Tue Sep 4th, 2007 10:01 AM

A: It's a misperception out there that borrower's lending rates and adjusted mortgage rates are based on fed funds target of 5.25%; not so as I have pointed out before here on urbandigs.com. Instead, lending rates are based more on the bond market while all those adjustable ARM loans are based on the LIBOR rate, which is now at 8 1/2 year highs. That means if you have an adjustable rate mortgage and the fed cuts the target rate, you MAY NOT feel any relief! If LIBOR continues to stay at these heightened levels, resetting ARM's will face significantly higher monthly payments when the lock in expires. Lets discuss.

This is important because many resetting adjustable rate mortgages are based on the LIBOR rate. I discussed LIBOR previously in my post titled, "Global Feds, LIBOR Rate, & Fear Continues" back on AUG 10th where I stated:

It's an index that is used to set the cost of various variable-rate loans, including credit cards and adjustable-rate mortgages.

Recently, this LIBOR rate has been moving higher; a bad sign for all those with adjustable rate mortgages that are resetting to current LIBOR rates. If you are a resetting ARM holder, you may see your monthly payments jump even higher.

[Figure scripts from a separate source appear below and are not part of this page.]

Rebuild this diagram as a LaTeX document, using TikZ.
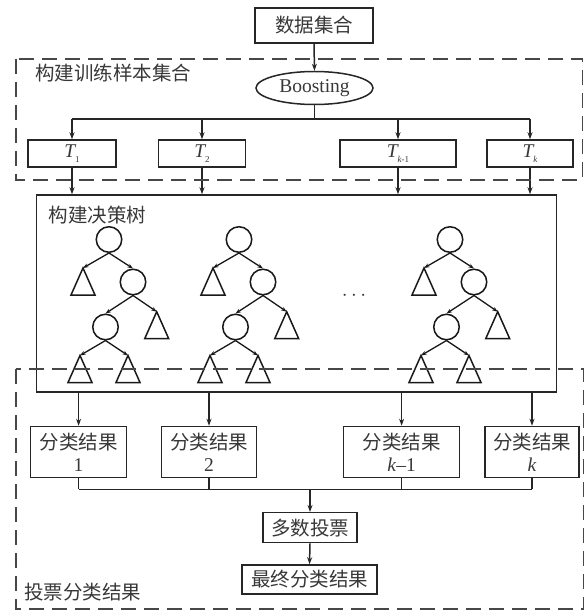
\documentclass[tikz,border=0pt]{standalone}
\usepackage{fontspec}
\setmainfont{Liberation Serif}
\newfontfamily\cjk{Noto Sans CJK SC}
\usetikzlibrary{shapes.geometric,arrows.meta}
\tikzset{
  every node/.style={font=\fontsize{19.5}{22}\selectfont, text=black!78},
  box/.style={draw=black!85, line width=1.5pt, inner sep=0pt, align=center},
  dbox/.style={draw=black!72, line width=1.9pt, dash pattern=on 15pt off 8pt},
  arr/.style={draw=black!85, line width=1.5pt, -{Stealth[length=7pt,width=5pt]}},
  ln/.style={draw=black!85, line width=1.5pt},
  circ/.style={draw=black!90, line width=1.5pt, circle, minimum size=25.5pt, inner sep=0pt},
  tri/.style={draw=black!90, line width=1.5pt, line join=miter},
  tarr/.style={draw=black!90, line width=1.3pt, -{Stealth[length=5.5pt,width=4pt]}},
  lbl/.style={anchor=west, inner sep=0pt}
}
\newcommand{\Tsub}[1]{{\itshape T}\raisebox{-5pt}{\fontsize{9}{9}\selectfont #1}}
\begin{document}
\begin{tikzpicture}[x=1pt,y=-1pt]
\useasboundingbox (0,0) rectangle (586,612);
\fill[white] (0,0) rectangle (586,612);

% top
\node[box, minimum width=118pt, minimum height=35pt] (data) at (314,25.5) {\cjk 数据集合};
\node[box, ellipse, minimum width=117pt, minimum height=33pt] (boost) at (314.5,88) {Boosting};
\node[lbl] (lab1) at (35,73) {\cjk 构建训练样本集合};

\node[box, minimum width=88pt, minimum height=27pt] (T1) at (72,153.5) {\Tsub{1}};
\node[box, minimum width=87pt, minimum height=27pt] (T2) at (202,153.5) {\Tsub{2}};
\node[box, minimum width=116pt, minimum height=27pt] (T3) at (398,153.5) {\Tsub{\itshape k\upshape -1}};
\node[box, minimum width=86pt, minimum height=27pt] (T4) at (530,153.5) {\Tsub{\itshape k}};

\coordinate (hb) at (314.5,119);
\draw[arr] (data.south) -- (boost.north);
\draw[ln] (boost.south) -- (hb);
\draw[ln] (hb -| T1.north) -- (hb -| T4.north);
\foreach \n in {T1,T2,T3,T4} \draw[arr] (hb -| \n.north) -- (\n.north);

% big box
\node[box, minimum width=520pt, minimum height=197pt] (big) at (296.6,293.5) {};
\node[lbl] (lab2) at (48.6,215) {\cjk 构建决策树};
\foreach \n in {T1,T2,T3,T4} \draw[arr] (\n.south) -- (\n.south |- big.north);

% trees
\foreach \i/\dx in {1/109,2/239,3/450} {
  \node[circ] (r\i) at (\dx,239.5) {};
  \coordinate (a\i) at (\dx-26,268);
  \node[circ] (c\i) at (\dx+24,282) {};
  \coordinate (b\i) at (\dx+47.7,311.7);
  \node[circ] (d\i) at (\dx-3.5,327) {};
  \coordinate (e\i) at (\dx-29,355.5);
  \coordinate (f\i) at (\dx+19,355.5);
  \foreach \t in {a,b,e,f} \draw[tri] (\t\i) -- ++(-12,27) -- ++(24,0) -- cycle;
  \draw[tarr] (r\i.south) -- (a\i);
  \draw[tarr] (r\i.south) -- (c\i.north);
  \draw[tarr] (c\i.south) -- (d\i.north);
  \draw[tarr] (c\i.south) -- (b\i);
  \draw[tarr] (d\i.south) -- (e\i);
  \draw[tarr] (d\i.south) -- (f\i);
}
\node (dots) at (354,296) {$\cdots$};

% results
\node[box, minimum width=96pt, minimum height=51pt] (C1) at (78.6,452) {{\cjk 分类结果}\\1};
\node[box, minimum width=95pt, minimum height=51pt] (C2) at (209,452) {{\cjk 分类结果}\\2};
\node[box, minimum width=116pt, minimum height=51pt] (C3) at (401.6,452) {{\cjk 分类结果}\\\textit{k}–1};
\node[box, minimum width=94pt, minimum height=51pt] (C4) at (532,452) {{\cjk 分类结果}\\\textit{k}};
\foreach \n in {C1,C2,C3,C4} \draw[arr] (big.south -| \n.north) -- (\n.north);

\node[box, minimum width=94pt, minimum height=30pt] (vote) at (310,527.7) {\cjk 多数投票};
\node[box, minimum width=135pt, minimum height=29pt] (final) at (309.5,579.5) {\cjk 最终分类结果};
\coordinate (j) at (310,489.3);
\foreach \n in {C1,C2,C3,C4} \draw[ln] (\n.south) -- (j -| \n.south);
\draw[ln] (j -| C1.south) -- (j -| C4.south);
\draw[arr] (j) -- (vote.north);
\draw[arr] (vote.south) -- (final.north);
\node[lbl] (lab3) at (24,592) {\cjk 投票分类结果};

% dashed frames
\draw[dbox] (16,59) rectangle (582.5,180);
\draw[dbox] (16,369) rectangle (583.5,609);
\end{tikzpicture}
\end{document}
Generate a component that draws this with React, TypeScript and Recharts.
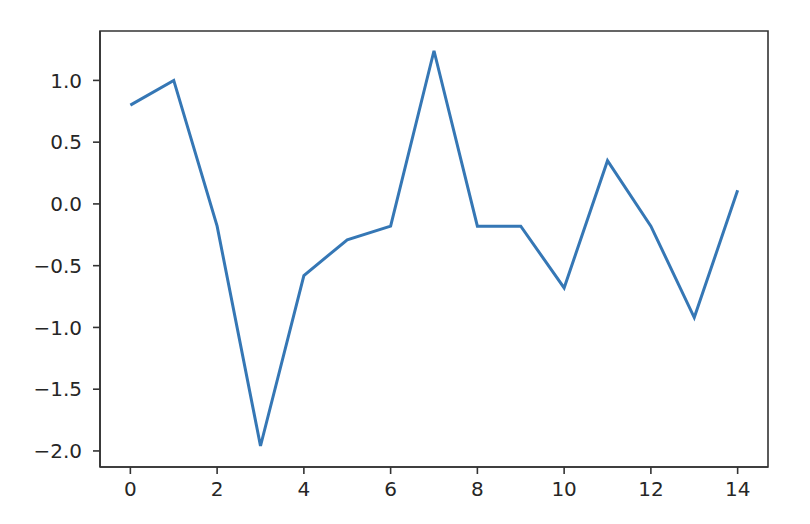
import { LineChart, Line, XAxis, YAxis, ReferenceArea } from 'recharts';

const steps = [0, 1, 2, 3, 4, 5, 6, 7, 8, 9, 10, 11, 12, 13, 14];
const values = [0.8, 1.0, -0.18, -1.96, -0.58, -0.29, -0.18, 1.24, -0.18, -0.18, -0.68, 0.35, -0.18, -0.92, 0.11];
const xTicks = [0, 2, 4, 6, 8, 10, 12, 14];
const yTicks = [-2, -1.5, -1, -0.5, 0, 0.5, 1];

const xDomain: [number, number] = [-0.7, 14.7];
const yDomain: [number, number] = [-2.13, 1.4];

const data = steps.map((x, i) => ({ x, y: values[i] }));

const FONT = { fontSize: 20, fill: '#262626', fontFamily: 'DejaVu Sans' };
const FRAME = '#333333';

// matplotlib draws negatives with a real minus sign
const fmtY = (v: number) => (v < 0 ? '\u2212' : '') + Math.abs(v).toFixed(1);

export default function App() {
  return (
    <div style={{ position: 'absolute', left: 0, top: 0, width: 810, height: 524, background: '#fff' }}>
      <LineChart width={810} height={524} data={data} margin={{ top: 31, right: 42, bottom: 0, left: 0 }}>
        <XAxis
          dataKey="x"
          type="number"
          domain={xDomain}
          ticks={xTicks}
          allowDataOverflow
          height={57}
          tick={FONT}
          tickSize={7}
          tickMargin={8}
          tickLine={{ stroke: FRAME, strokeWidth: 1.6 }}
          axisLine={{ stroke: FRAME, strokeWidth: 1.6 }}
        />
        <YAxis
          type="number"
          domain={yDomain}
          ticks={yTicks}
          allowDataOverflow
          width={100}
          tick={FONT}
          tickFormatter={fmtY}
          tickSize={7}
          tickMargin={11}
          tickLine={{ stroke: FRAME, strokeWidth: 1.6 }}
          axisLine={{ stroke: FRAME, strokeWidth: 1.6 }}
        />
        {/* full box around the plot, like matplotlib's spines */}
        <ReferenceArea
          x1={xDomain[0]}
          x2={xDomain[1]}
          y1={yDomain[0]}
          y2={yDomain[1]}
          fill="none"
          fillOpacity={0}
          stroke={FRAME}
          strokeWidth={1.6}
          ifOverflow="visible"
        />
        <Line
          type="linear"
          dataKey="y"
          stroke="#3577b5"
          strokeWidth={3}
          dot={false}
          activeDot={false}
          isAnimationActive={false}
        />
      </LineChart>
    </div>
  );
}
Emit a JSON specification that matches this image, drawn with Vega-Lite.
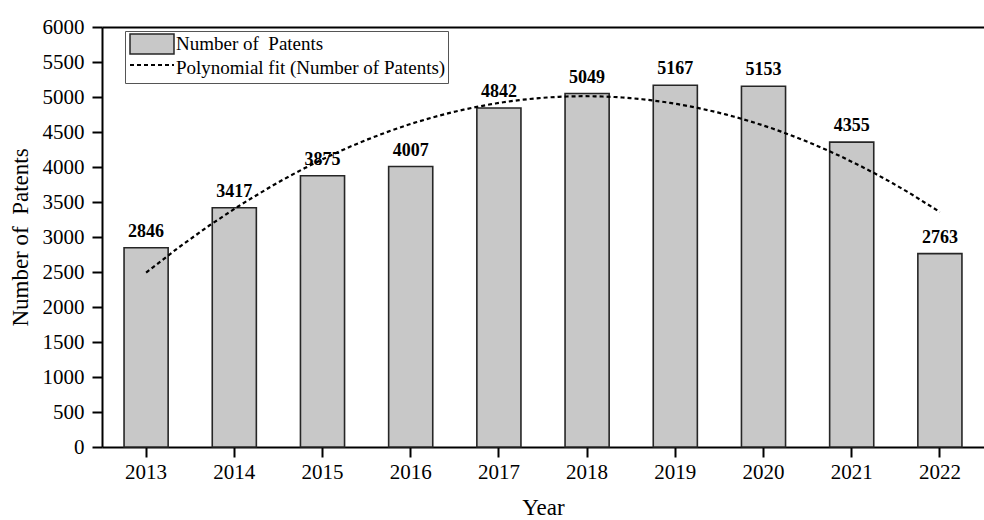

According to an article today in Forbes.com:
The costs for banks of borrowing money over a three-month period hit another eight-and-a-half year high today as the credit crisis sparked by losses from US sub-prime mortgage investments made banks increasingly unwilling to lend money.

The London interbank offered rate (Libor) fixing for three-month sterling deposits -- the rate at which banks lend to each other -- jumped to 6.79750 pct, the highest level since late 1998 following the collapse of the hedge fund Long Term Capital Management.
That is the 3-Month UK sterling LIBOR Rate. The overnight dollar LIBOR fixing rate rose to 5.65%, while the overnight Euro LIBOR rate were fixed at 4.14%. Let's see how any future fed action or gov't action may help to relieve the rising LIBOR rates for the estimated $355B worth of home loans set to reset in 2008 alone! And from what I am hearing, that is a conservative estimate. I recall reading in another source that the expected value of home loans set to reset in 2008 was closer to $600B, but for the life of me I can't remember where I read that.

Something to keep an eye on as more distressed homeowners who can't afford their payments means more defaults, more foreclosures, more risk in mortgages, less interest in secondary mortgage markets, even tighter lending standards, etc..The trickle effect is a long one and I think it is safe to now say that 2008 poses the most important test for housing in the past 15 years or so.